A majority of voters approve of how Mayor Bill de Blasio and the NYPD are handling protesters in the wake of the Dec. 3 grand jury decision not to indict a police officer in Eric Garner's death, a Quinnipiac University poll showed Wednesday.

New York City voters approve by a 2-to-1 ratio of de Blasio's approach, and 73 percent applaud the police's reaction to the tens of thousands of demonstrators who have taken to city streets in the past two weeks, according to the poll.
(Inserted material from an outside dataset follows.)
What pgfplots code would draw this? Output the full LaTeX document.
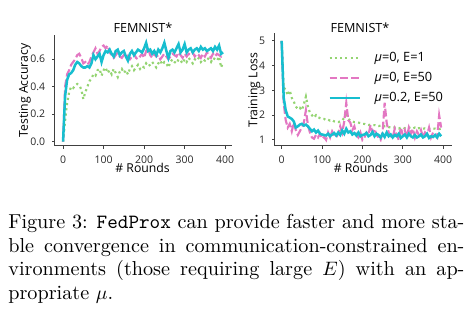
\documentclass[border=0pt]{standalone}
\usepackage{fontspec}
\usepackage{pgfplots}
\pgfplotsset{compat=1.18}
\newfontfamily\plotfont{Open Sans}
\definecolor{ccyan}{HTML}{17BECF}
\definecolor{cpink}{HTML}{E377C2}
\definecolor{cgreen}{HTML}{94D472}
\pgfplotsset{
  every axis title shift=0pt,
  mystyle/.style={
    scale only axis,
    axis x line*=bottom, axis y line*=left,
    axis line style={black!75, line width=0.5pt},
    tick style={black!75, line width=0.5pt},
    tick align=outside, major tick length=1.5pt,
    xtick={0,100,200,300,400},
    tick label style={font=\plotfont\fontsize{5.4}{6}\selectfont, black!85},
    /pgf/number format/assume math mode=true,
    label style={font=\plotfont\fontsize{6.3}{7}\selectfont},
    title style={font=\plotfont\fontsize{6.5}{7}\selectfont, anchor=center},
    xlabel={\# Rounds},
  },
  greenline/.style={cgreen, line width=1.1pt, dash pattern=on 1.1pt off 1.6pt},
  pinkline/.style={cpink, line width=1.1pt, dash pattern=on 4pt off 1.6pt},
  cyanline/.style={ccyan, line width=1.3pt},
}
\begin{document}
\begin{tikzpicture}
\useasboundingbox (0,0) rectangle (244.1pt,-168.4pt);
% ---------------- left: accuracy
\begin{axis}[mystyle,
  at={(28.3pt,-75.0pt)}, anchor=south west,
  width=91.2pt, height=57.0pt,
  xmin=-20, xmax=417, ymin=-0.029, ymax=0.777,
  ytick={0,0.2,0.4,0.6},
  yticklabel style={/pgf/number format/.cd, fixed, fixed zerofill, precision=1},
  title={FEMNIST*},
  title style={at={(axis description cs:0.497,1.066)}},
  ylabel={Testing Accuracy},
  ylabel style={at={(axis description cs:-0.170,0.499)}, anchor=center},
  xlabel style={at={(axis description cs:0.495,-0.201)}, anchor=center},
]
\addplot[greenline] coordinates {
(0,0.00)(5,0.15)(10,0.28)(15,0.36)(20,0.40)(25,0.39)(30,0.41)(35,0.42)(40,0.41)(45,0.38)
(50,0.31)(55,0.36)(60,0.40)(65,0.44)(70,0.46)(75,0.49)(80,0.48)(85,0.52)(90,0.53)(95,0.48)
(100,0.52)(105,0.54)(110,0.50)(115,0.52)(120,0.49)(125,0.53)(130,0.50)(135,0.47)(140,0.51)(145,0.53)
(150,0.50)(155,0.52)(160,0.49)(165,0.53)(170,0.55)(175,0.52)(180,0.54)(185,0.56)(190,0.53)(195,0.55)
(200,0.54)(205,0.57)(210,0.55)(215,0.56)(220,0.58)(225,0.56)(230,0.54)(235,0.57)(240,0.59)(245,0.56)
(250,0.58)(255,0.57)(260,0.54)(265,0.58)(270,0.60)(275,0.58)(280,0.57)(285,0.60)(290,0.59)(295,0.57)
(300,0.60)(305,0.58)(310,0.61)(315,0.59)(320,0.57)(325,0.60)(330,0.59)(335,0.61)(340,0.58)(345,0.60)
(350,0.59)(355,0.61)(360,0.60)(365,0.58)(370,0.61)(375,0.60)(380,0.59)(385,0.62)(390,0.54)(395,0.58)};
\addplot[pinkline] coordinates {
(0,0.00)(5,0.40)(10,0.49)(15,0.52)(20,0.56)(25,0.58)(30,0.60)(35,0.63)(40,0.64)(45,0.61)
(50,0.57)(55,0.58)(60,0.56)(65,0.58)(70,0.62)(75,0.65)(80,0.68)(85,0.64)(90,0.66)(95,0.69)
(100,0.70)(105,0.68)(110,0.70)(115,0.65)(120,0.63)(125,0.61)(130,0.63)(135,0.65)(140,0.62)(145,0.61)
(150,0.63)(155,0.64)(160,0.62)(165,0.60)(170,0.62)(175,0.64)(180,0.61)(185,0.60)(190,0.62)(195,0.64)
(200,0.61)(205,0.66)(210,0.68)(215,0.63)(220,0.61)(225,0.64)(230,0.62)(235,0.63)(240,0.60)(245,0.62)
(250,0.64)(255,0.62)(260,0.60)(265,0.62)(270,0.64)(275,0.63)(280,0.62)(285,0.65)(290,0.63)(295,0.61)
(300,0.64)(305,0.62)(310,0.64)(315,0.63)(320,0.65)(325,0.62)(330,0.64)(335,0.63)(340,0.61)(345,0.64)
(350,0.62)(355,0.65)(360,0.63)(365,0.61)(370,0.64)(375,0.62)(380,0.64)(385,0.63)(390,0.62)(395,0.64)};
\addplot[cyanline] coordinates {
(0,0.00)(5,0.33)(10,0.45)(15,0.49)(20,0.50)(25,0.52)(30,0.56)(35,0.58)(40,0.57)(45,0.55)
(50,0.54)(55,0.54)(60,0.55)(65,0.54)(70,0.57)(75,0.63)(80,0.60)(85,0.62)(90,0.64)(95,0.58)
(100,0.63)(105,0.66)(110,0.65)(115,0.67)(120,0.64)(125,0.62)(130,0.66)(135,0.67)(140,0.63)(145,0.65)
(150,0.66)(155,0.62)(160,0.59)(165,0.64)(170,0.66)(175,0.63)(180,0.65)(185,0.67)(190,0.66)(195,0.65)
(200,0.68)(205,0.72)(210,0.66)(215,0.67)(220,0.64)(225,0.66)(230,0.63)(235,0.67)(240,0.65)(245,0.68)
(250,0.72)(255,0.66)(260,0.61)(265,0.66)(270,0.67)(275,0.65)(280,0.68)(285,0.71)(290,0.65)(295,0.67)
(300,0.71)(305,0.65)(310,0.67)(315,0.68)(320,0.65)(325,0.67)(330,0.68)(335,0.66)(340,0.69)(345,0.67)
(350,0.68)(355,0.66)(360,0.67)(365,0.68)(370,0.66)(375,0.69)(380,0.67)(385,0.70)(390,0.64)(395,0.65)};
\end{axis}
% ---------------- right: loss
\begin{axis}[mystyle,
  at={(141.6pt,-75.0pt)}, anchor=south west,
  width=91.0pt, height=58.0pt,
  xmin=-16.6, xmax=421, ymin=0.77, ymax=5.32,
  ytick={1,2,3,4,5},
  title={FEMNIST*},
  title style={at={(axis description cs:0.481,1.047)}},
  ylabel={Training Loss},
  ylabel style={at={(axis description cs:-0.116,0.494)}, anchor=center},
  xlabel style={at={(axis description cs:0.487,-0.198)}, anchor=center},
  legend style={draw=none, fill=none, at={(axis description cs:0.30,0.868)}, anchor=north west,
    font=\plotfont\fontsize{6.6}{7.5}\selectfont, row sep=0pt, inner sep=0pt,
    /tikz/every odd column/.append style={column sep=5pt}},
  legend cell align=left,
  legend image code/.code={\draw[#1] (0pt,0pt) -- (15.5pt,0pt);},
]
\addplot[greenline] coordinates {
(0,5.0)(5,3.1)(10,3.05)(15,2.8)(20,3.0)(25,2.7)(30,2.55)(35,2.35)(40,2.25)(45,2.3)
(50,2.2)(55,2.45)(60,2.75)(65,2.35)(70,2.1)(75,2.0)(80,1.9)(85,2.0)(90,1.92)(95,1.88)
(100,1.85)(105,1.85)(110,1.8)(115,1.82)(120,1.78)(125,1.8)(130,1.75)(135,1.74)(140,1.72)(145,1.75)
(150,1.78)(155,1.9)(160,2.0)(165,1.85)(170,1.78)(175,1.75)(180,1.72)(185,1.72)(190,1.7)(195,1.68)
(200,1.65)(205,1.65)(210,1.62)(215,1.6)(220,1.62)(225,1.6)(230,1.6)(235,1.58)(240,1.56)(245,1.58)
(250,1.6)(255,1.55)(260,1.55)(265,1.52)(270,1.5)(275,1.5)(280,1.5)(285,1.48)(290,1.46)(295,1.5)
(300,1.5)(305,1.47)(310,1.45)(315,1.5)(320,1.48)(325,1.46)(330,1.5)(335,1.45)(340,1.48)(345,1.46)
(350,1.45)(355,1.47)(360,1.45)(365,1.46)(370,1.44)(375,1.45)(380,1.46)(385,1.45)(390,1.44)(395,1.45)};
\addlegendentry{\textit{μ}=0, E=1}
\addplot[pinkline] coordinates {
(0,5.0)(5,2.5)(10,1.8)(15,1.5)(20,1.65)(25,1.35)(30,1.7)(35,1.4)(40,1.2)(45,1.35)
(50,1.5)(55,1.7)(60,2.2)(65,1.6)(70,1.3)(75,1.1)(80,1.05)(85,1.2)(90,1.1)(95,1.25)
(100,1.05)(105,1.12)(110,1.0)(115,1.3)(120,1.1)(125,1.35)(130,1.2)(135,1.1)(140,1.25)(145,1.55)
(150,1.3)(155,1.75)(160,2.5)(165,1.8)(170,1.7)(175,1.4)(180,1.55)(185,1.2)(190,1.1)(195,1.3)
(200,1.0)(205,1.1)(210,1.3)(215,1.2)(220,1.6)(225,1.3)(230,1.45)(235,1.2)(240,1.1)(245,1.0)
(250,1.3)(255,2.5)(260,1.7)(265,1.3)(270,1.15)(275,1.1)(280,1.45)(285,1.2)(290,1.0)(295,1.5)
(300,1.2)(305,1.4)(310,1.1)(315,1.5)(320,1.25)(325,1.45)(330,1.1)(335,1.35)(340,1.2)(345,1.4)
(350,1.1)(355,1.3)(360,1.2)(365,1.5)(370,1.1)(375,1.3)(380,1.2)(385,1.1)(390,2.0)(395,1.5)};
\addlegendentry{\textit{μ}=0, E=50}
\addplot[cyanline] coordinates {
(0,5.0)(5,2.7)(10,2.2)(15,1.95)(20,1.9)(25,1.85)(30,1.75)(35,1.5)(40,1.55)(45,1.62)
(50,1.65)(55,1.58)(60,1.62)(65,1.55)(70,1.45)(75,1.35)(80,1.42)(85,1.3)(90,1.38)(95,1.25)
(100,1.22)(105,1.2)(110,1.18)(115,1.25)(120,1.15)(125,1.22)(130,1.28)(135,1.18)(140,1.3)(145,1.2)
(150,1.38)(155,1.25)(160,1.45)(165,1.3)(170,1.35)(175,1.22)(180,1.28)(185,1.18)(190,1.3)(195,1.15)
(200,1.2)(205,1.22)(210,1.28)(215,1.15)(220,1.2)(225,1.32)(230,1.15)(235,1.25)(240,1.2)(245,1.1)
(250,1.25)(255,1.12)(260,1.3)(265,1.15)(270,1.22)(275,1.1)(280,1.2)(285,1.15)(290,1.25)(295,1.08)
(300,1.15)(305,1.22)(310,1.1)(315,1.25)(320,1.15)(325,1.1)(330,1.2)(335,1.1)(340,1.15)(345,1.22)
(350,1.1)(355,1.15)(360,1.25)(365,1.08)(370,1.15)(375,1.12)(380,1.2)(385,1.1)(390,1.25)(395,1.15)};
\addlegendentry{\textit{μ}=0.2, E=50}
\end{axis}
% ---------------- caption
\node[anchor=base west, inner sep=0pt, text width=234.9pt, align=justify,
      font=\fontsize{10.4}{12.05}\selectfont] at (4.1pt,-117.9pt)
 {Figure 3: \texttt{FedProx} can provide faster and more sta-\linebreak
  ble convergence in communication-constrained en-\linebreak
  vironments (those requiring large $E$) with an ap-\linebreak
  propriate $\mu$.};
\end{tikzpicture}
\end{document}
De Blasio has commended NYPD officers for the restraint they've shown during nightly demonstrations.

Though a majority -- 57 percent -- say protesters should get off the streets, most -- 67 percent -- also disapprove of the grand jury's decision not to bring charges against Officer Daniel Pantaleo for placing Garner, 43, in an apparent chokehold in July in Staten Island.

"They don't agree with the grand jury, but they also don't agree with the tactics" being used by the protesters, Quinnipiac assistant poll director Maurice Carroll said. "They don't think they should tie up traffic."

Quinnipiac surveyed 1,374 city voters via landline and cellphone between Dec. 10 and Tuesday. The poll has a margin of error of plus or minus 2.6 percentage points.

A separate poll released Friday by the Siena Research Institute found 65 percent of New York City adults disagreed with the grand jury's decision.

De Blasio at an unrelated event at Rikers Island Wednesday said it is a "painful time for our city. . . . It's not surprising that people in this moment would be pessimistic."

He also relayed a message to protesters: "Respect the police, listen to their instructions, work with them."